Not to be out done, a Black Cuckoo flew down, spied a large caterpillar and proceeded try and catch it. The caterpillar, a large one, a Fulvous Hawk Moth, was not going to let go of the twig it clinged to, so the cuckoo literally hung from the caterpillar at times, some serious flapping of wings too. The bird eventually managed to free the caterpillar and flew off to a convenient branch to beat the unfortunate caterpillar to death and squeeze the gut contents out. It seems that they like the caterpillar only, not what it had been eating. Imagine swallowing whole, a caterpillar this size! This Black Cuckoo hung around the dam and wetland for several days, keeping mainly to shady trees, Black birds in the shade are not the best photographic subjects, but in sunlight the “Black Cuckoo” displays a range of very beautiful deep purple/blue iridescence.

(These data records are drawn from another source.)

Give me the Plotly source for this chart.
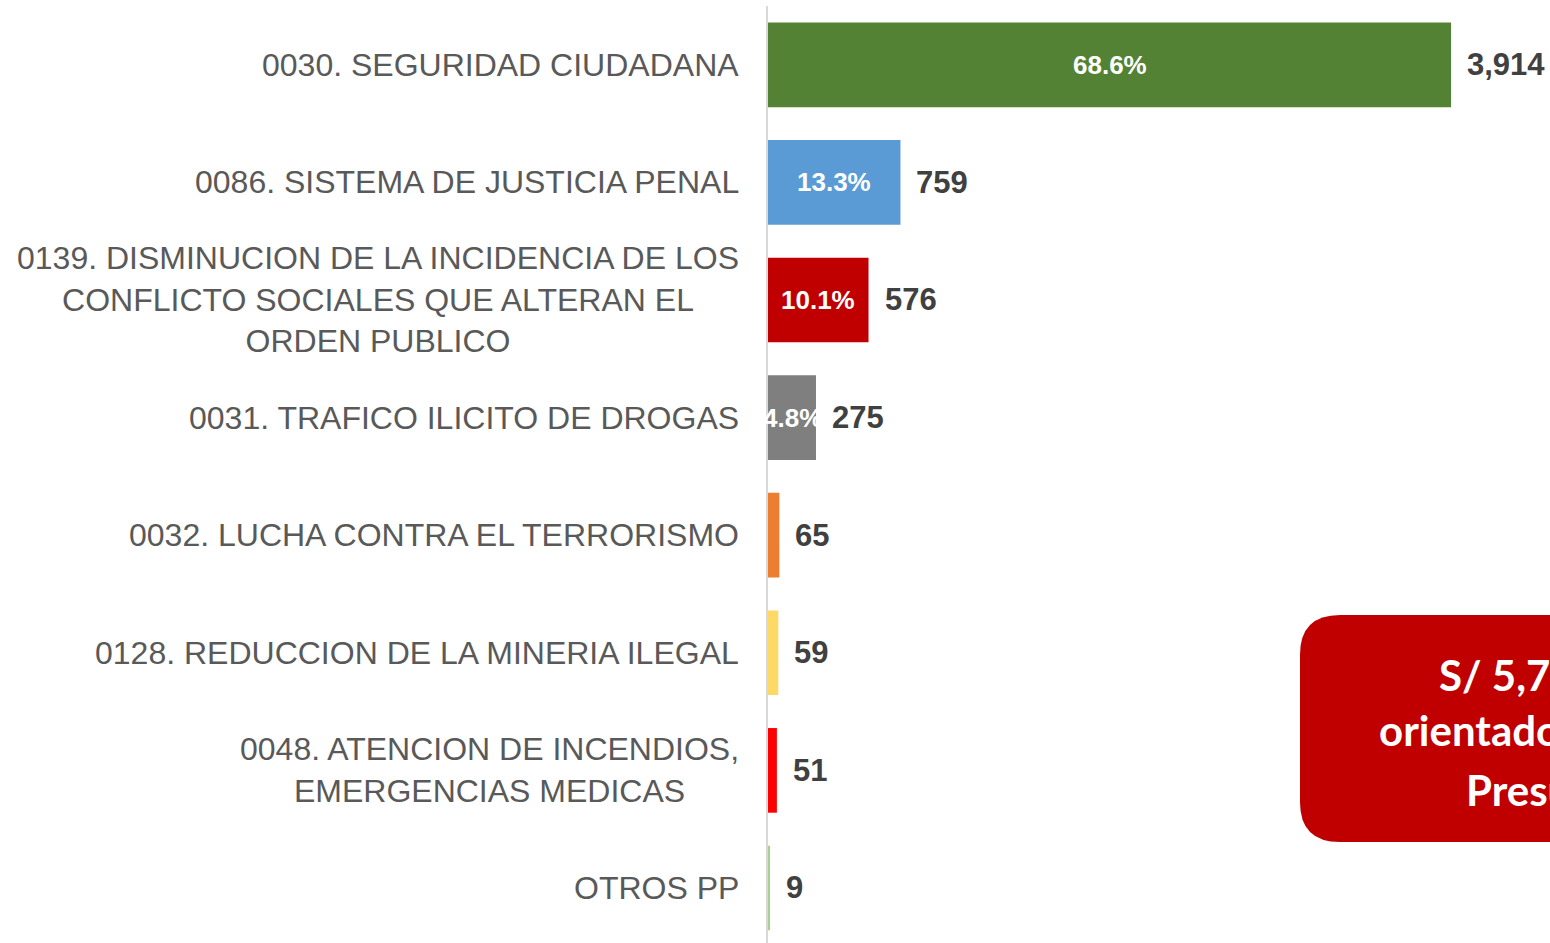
import plotly.graph_objects as go

categories = [
    "0030. SEGURIDAD CIUDADANA",
    "0086. SISTEMA DE JUSTICIA PENAL",
    "0139. DISMINUCION DE LA INCIDENCIA DE LOS<br>CONFLICTO SOCIALES QUE ALTERAN EL<br>ORDEN PUBLICO",
    "0031. TRAFICO ILICITO DE DROGAS",
    "0032. LUCHA CONTRA EL TERRORISMO",
    "0128. REDUCCION DE LA MINERIA ILEGAL",
    "0048. ATENCION DE INCENDIOS,<br>EMERGENCIAS MEDICAS",
    "OTROS PP",
]
values = [3914, 759, 576, 275, 65, 59, 51, 9]
value_labels = ["3,914", "759", "576", "275", "65", "59", "51", "9"]
pct_labels = ["68.6%", "13.3%", "10.1%", "4.8%", "", "", "", ""]
box_lines = ["S/ 5,708 millones", "orientados a Programas", "Presupuestales"]

colors = ["#548235", "#5B9BD5", "#C00000", "#7F7F7F", "#ED7D31", "#FFD966", "#FF0000", "#A9D18E"]

W, H = 1550, 943
ML, MR, MT, MB = 768, 0, 6, 0
PW, PH = W - ML - MR, H - MT - MB

ypos = list(range(len(categories)))

fig = go.Figure()
fig.add_trace(go.Bar(
    x=values, y=ypos, orientation="h",
    marker=dict(color=colors, line=dict(width=0)),
    width=0.72, hoverinfo="skip",
))

ann = []
for i, (c, v, vl, pl) in enumerate(zip(categories, values, value_labels, pct_labels)):
    ann.append(dict(
        xref="paper", x=0, yref="y", y=i, xanchor="right", yanchor="middle",
        xshift=-27, text=c, showarrow=False, align="center",
        font=dict(family="Liberation Sans, Arial, sans-serif", size=32, color="#595959"),
    ))
    ann.append(dict(
        xref="x", x=v, yref="y", y=i, xanchor="left", yanchor="middle",
        xshift=14, text=vl, showarrow=False,
        font=dict(family="Liberation Sans, Arial, sans-serif", size=31, color="#404040", weight="bold"),
    ))
    if pl:
        ann.append(dict(
            xref="x", x=v / 2, yref="y", y=i, xanchor="center", yanchor="middle",
            text=pl, showarrow=False,
            font=dict(family="Liberation Sans, Arial, sans-serif", size=26, color="white", weight="bold"),
        ))

def px_x(p):
    return (p - ML) / PW

def px_y(p):
    return 1 - (p - MT) / PH

# rounded red box (partially off-canvas, as in the reference)
x0, x1, y0, y1, r = 1300, 1930, 615, 842, 40
path = (
    f"M {px_x(x0 + r)},{px_y(y0)} L {px_x(x1 - r)},{px_y(y0)} "
    f"Q {px_x(x1)},{px_y(y0)} {px_x(x1)},{px_y(y0 + r)} "
    f"L {px_x(x1)},{px_y(y1 - r)} Q {px_x(x1)},{px_y(y1)} {px_x(x1 - r)},{px_y(y1)} "
    f"L {px_x(x0 + r)},{px_y(y1)} Q {px_x(x0)},{px_y(y1)} {px_x(x0)},{px_y(y1 - r)} "
    f"L {px_x(x0)},{px_y(y0 + r)} Q {px_x(x0)},{px_y(y0)} {px_x(x0 + r)},{px_y(y0)} Z"
)
shapes = [dict(type="path", xref="paper", yref="paper", path=path,
               fillcolor="#C00000", line=dict(width=0), layer="above")]

for txt, lx, ly in zip(box_lines, [1437, 1377, 1464], [675, 730, 790]):
    ann.append(dict(
        xref="paper", x=px_x(lx), yref="paper", y=px_y(ly), xanchor="left", yanchor="middle",
        text=txt, showarrow=False,
        font=dict(family="Lato, Open Sans, sans-serif", size=42, color="white", weight="bold"),
    ))

fig.update_layout(
    width=W, height=H,
    margin=dict(l=ML, r=MR, t=MT, b=MB, pad=0),
    paper_bgcolor="white", plot_bgcolor="white",
    showlegend=False,
    xaxis=dict(range=[0, 4481], visible=False, fixedrange=True),
    yaxis=dict(range=[7.468, -0.5], showticklabels=False, showgrid=False, zeroline=False,
               showline=True, linecolor="#D9D9D9", linewidth=2, ticks="", fixedrange=True),
    annotations=ann, shapes=shapes,
)

fig.write_html("out.html", config={"displayModeBar": False},
               post_script="document.body.style.margin='0';document.body.style.overflow='hidden';")
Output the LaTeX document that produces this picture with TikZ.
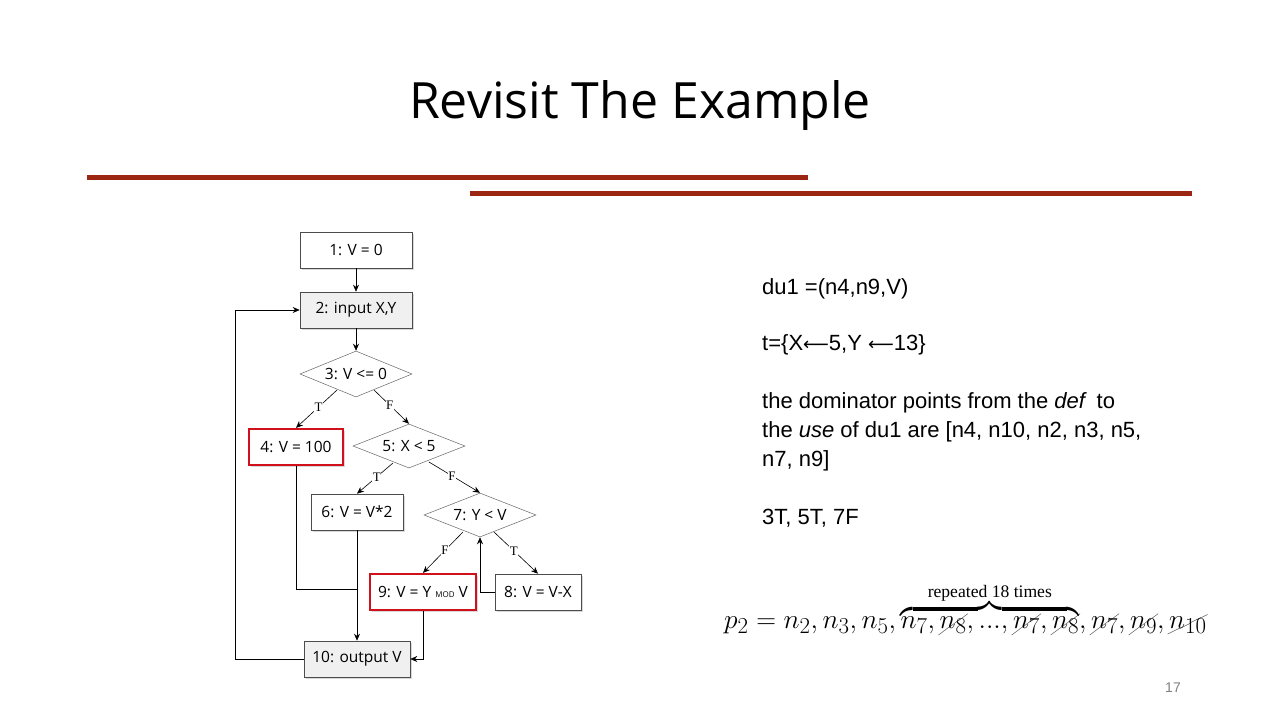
\documentclass[tikz,border=0pt]{standalone}
\usepackage{fontspec}
\usepackage{amsmath}
\usepackage{cancel}
\setmainfont{Liberation Sans}
\newfontfamily\titlefont{Open Sans}
\newfontfamily\nodefont{Open Sans}
\newfontfamily\serifx{Liberation Serif}
\newfontfamily\dejavu{DejaVu Sans}
\usetikzlibrary{shapes.geometric,arrows.meta,shadows}
\definecolor{barred}{HTML}{9B2612}
\definecolor{boxred}{HTML}{D0101A}
\tikzset{
 box/.style={draw=black!70,line width=0.6pt,fill=white,minimum height=36pt,inner sep=2pt,font=\nodefont\fontsize{15.5}{17}\selectfont,drop shadow={shadow xshift=2pt,shadow yshift=-2pt,opacity=0.3}},
 gbox/.style={box,fill=black!6},
 rbox/.style={box,draw=boxred,line width=2.2pt},
 dia/.style={diamond,aspect=2.4,draw=black!60,line width=0.5pt,fill=white,inner sep=0pt,font=\nodefont\fontsize{15.5}{17}\selectfont},
 arr/.style={-{Stealth[length=7pt,width=6pt]},line width=0.6pt},
 ln/.style={line width=0.6pt},
 lab/.style={font=\serifx\fontsize{13}{14}\selectfont,fill=white,inner sep=0.5pt},
 txt/.style={anchor=west,inner sep=0pt,font=\fontsize{22}{29}\selectfont,align=left}
}
\begin{document}
\begin{tikzpicture}[x=1pt,y=-1pt]
\useasboundingbox (0,0) rectangle (1280,720);
\fill[white] (0,0) rectangle (1280,720);
\node[font=\titlefont\fontsize{50}{54}\selectfont] (title) at (640,106) {Revisit The Example};
\draw[barred,line width=5pt] (87,177) -- (808,177);
\draw[barred,line width=5pt] (470,193) -- (1192,193);

\node[box,minimum width=112pt] (n1) at (356,250) {1: V = 0};
\node[gbox,minimum width=112pt] (n2) at (356,310) {2: input X,Y};
\node[dia,minimum width=112pt,minimum height=46pt] (n3) at (356,374) {3: V <= 0};
\node[rbox,minimum width=94pt] (n4) at (296,447) {4: V = 100};
\node[dia,minimum width=112pt,minimum height=44pt] (n5) at (409,446) {5: X < 5};
\node[box,minimum width=92pt] (n6) at (357,512) {6: V = V*2};
\node[dia,minimum width=112pt,minimum height=44pt] (n7) at (480,515) {7: Y < V};
\node[rbox,minimum width=106pt,inner sep=1pt] (n9) at (423,592) {9: V = Y {\fontsize{8}{9}\selectfont MOD} V};
\node[box,minimum width=86pt] (n8) at (538,592) {8: V = V-X};
\node[gbox,minimum width=106pt] (n10) at (357,659) {10: output V};

\draw[arr] (n1) -- (n2);
\draw[arr] (n2) -- (n3);
\draw[arr] (337,390) -- node[lab,pos=0.45]{T} (n4.north);
\draw[arr] (374,390) -- node[lab,pos=0.45]{F} (n5.north);
\draw[arr] (393,463) -- node[lab,pos=0.45]{T} (n6.north);
\draw[arr] (429,462) -- node[lab,pos=0.45]{F} (n7.north);
\draw[arr] (463,532) -- node[lab,pos=0.45]{F} (n9.north);
\draw[arr] (494,532) -- node[lab,pos=0.45]{T} (n8.north);
\draw[arr] (n8.west) -| (n7.south);
\draw[ln] (n4.south) |- (357,589);
\draw[arr] (n6.south) -- (n10.north);
\draw[arr] (n9.south) |- (n10.east);
\draw[arr] (n10.west) -- (235,659) -- (235,310) -- (n2.west);

\node[txt] (t1) at (762,289) {du1 =(n4,n9,V)};
\node[txt] (t2) at (762,345) {t=\{X{\dejavu\fontsize{18}{20}\selectfont ⟵}5,Y {\dejavu\fontsize{18}{20}\selectfont ⟵}13\}};
\node[txt] (t3) at (762,432) {the dominator points from the \textit{def}\, to\\the \textit{use} of du1 are [n4, n10, n2, n3, n5,\\n7, n9]};
\node[txt] (t4) at (762,518) {3T, 5T, 7F};
\node[anchor=west,inner sep=0pt,font=\fontsize{29.5}{32}\selectfont,scale=1.1,transform shape] (f) at (724,608)
 {$p_2=n_2,n_3,n_5,\overbrace{n_7,\cancel{n_8},...,\cancel{n_7},\cancel{n_8}}^{\text{\serifx\fontsize{16}{18}\selectfont repeated 18 times}},\cancel{n_7},\cancel{n_9},\cancel{n_{10}}$};
\node[font=\fontsize{14}{16}\selectfont,text=black!50] (pg) at (1173,688) {17};
\end{tikzpicture}
\end{document}
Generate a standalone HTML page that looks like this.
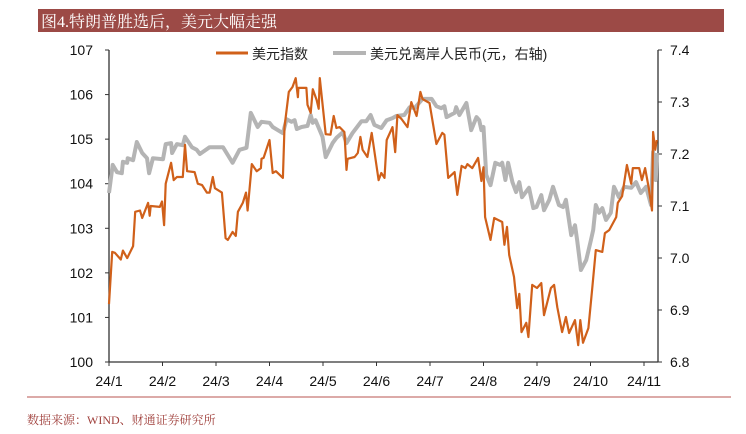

Not to be out done, a juvenile Red-chested Cuckoo was seen feeding in the trees and from the lawn around the Gazebo. Juvenile birds can be very confusing and seldom illustrated in bird books, but this one has been confirmed. Adults were active and very vocal in the Mushroom Meander area earlier in the summer. As with most cuckoo, not hard to hear but hard to see.

Not seen this summer but on record as being seen in the Garden are the Klaas’s Cuckoo and the African Emerald Cuckoo. The male of this species is a spectacular iridescent green with a yellow front, the Springbok of the Cuckoos maybe?

To add to the cuckoos, both the Black and the Grey Cuckooshrikes have been seen this summer a fairly rare sighting of the Cuckoo Hawk. Seven birds with cuckoo in their name justifies a Cuckoo Summer, where wearing masks and rubber gloves in a bank did not lead to immediate arrest as it would have done a year ago.